INGREDIENTS:
(for a 12inch cake)
2 tablespoons butter
8 ounce block cream cheese, softened
1/3 cup milk
2 tablespoons flour
1 tablespoon cornstarch
pinch of salt
1 tablespoon lemon juice
1/2 cup sugar
6 eggs, separated
2 tablespoons cocoa powder
DIRECTIONS:
1. Preheat the oven to 325. Grease and flour a 12inch springform pan. Wrap a pice of foil around the bottom and sides of the outside of the pan. Then, find a casserole dish big enough for the pan to sit inside and fill it 1/4 full with water. Don't put the cake pan in the water until the batter is in it.

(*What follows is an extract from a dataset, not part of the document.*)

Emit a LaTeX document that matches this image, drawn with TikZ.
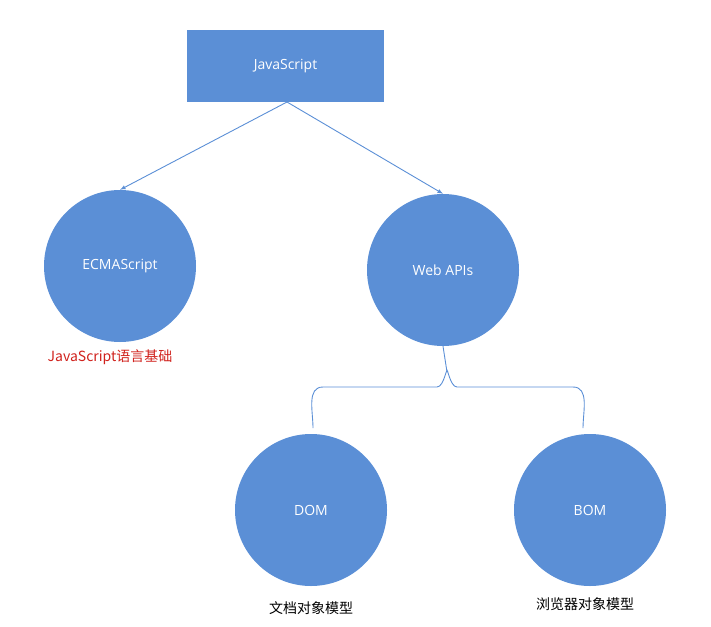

At that point, if the cake pan floats, there's too much water.
2. Melt the cream cheese, butter, and milk together in a glass bowl on top of a small pot of boiling water. Whisk it well, then put it in the fridge while you separate the eggs.
3. Carefully separate the eggs and beat the whites with the lemon juice and sugar on high speed in a cold bowl until they look like whipped cream. For several tips on how to beat egg whites, see my previous post about soufflé.
4. Add the flour, cornstarch, and egg yolks to the cream cheese mixture. Then gently fold in the egg whites, 1/3 at a time.
5. Get another bowl and divide the batter in half. Be as precise as possible. Now add the cocoa powder to one bowl. Make sure both batters are mixed thoroughly and that they have the same consistency. Every time I make any kind of black and white cake, the chocolate batter seems denser than the white. This must be because the cocoa powder thickens it, and I suspect that this is why the white stripes of cake in my pictures are not as wide as the chocolate stripes. So if the white batter seems runnier to you, try adding just a very small amount of flour to the it until it matches the consistency of the chocolate.
6. For this part, you'll need a tablespoon and a steady hand (unlike mine). Start assembling the cake by taking spoonfuls of white batter and plopping them in the middle of the cake pan until they make a circle. The circles should be smaller than the circumference of the pan, but they will spread out on their own as you add more. On top of the white batter circle, add a few tablespoons of chocolate batter to make another, slightly smaller circle, that fits inside the first white batter one.
7. Continue this pattern of stacking smaller and smaller circles of batter, alternating colors. Eventually, the first few layers will spread out to fill the edges of the pan, but as you get closer to being done, the batter circles you will need to make will get very small. Be as careful as you can to avoid dripping batter onto areas of the opposite color. You'll see I messed up a couple of times, no big deal. When the circles get too small to look like circles, you're done. Even if you have extra, just bake that up in a separate pan or throw it out if it's not much.
8. BE EXTREMELY CAREFUL not to tilt the pan as you carry it. Place it in the water in the casserole dish and make sure the foil is still snug and it doesn't float. Bake for 1 hour. Then let it cool for 15 minutes before removing it from the pan.
9. Now it's very important to chill the cake thoroughly and quickly. This is probably just my food safety paranoia, but I can't stand it when cheesecakes take hours and hours to chill in the middle. Most actual bakers would probably find this ridiculous, but I usually take all of my cheesecakes out of the pans and immediately put them in the freezer for 1-2 hours. Then I move them to the fridge, and slice in only once they're completely cold.
Sorry it's not the greatest picture of the inside. I think it will look better in a full-sized cake, which I will make one of these days and then post here to compare. In case I didn't make this clear, this is technically a cheesecake, but it's more of a cheesecake/normal cake hybrid. It's like magic how it rises and makes the zebra pattern. It doesn't even need a crust or frosting that would detract from it's visual appeal. So try it, and let me know how the pattern works for you. I clearly haven't mastered this one yet, but I thought it was so cool, I had to share it anyway!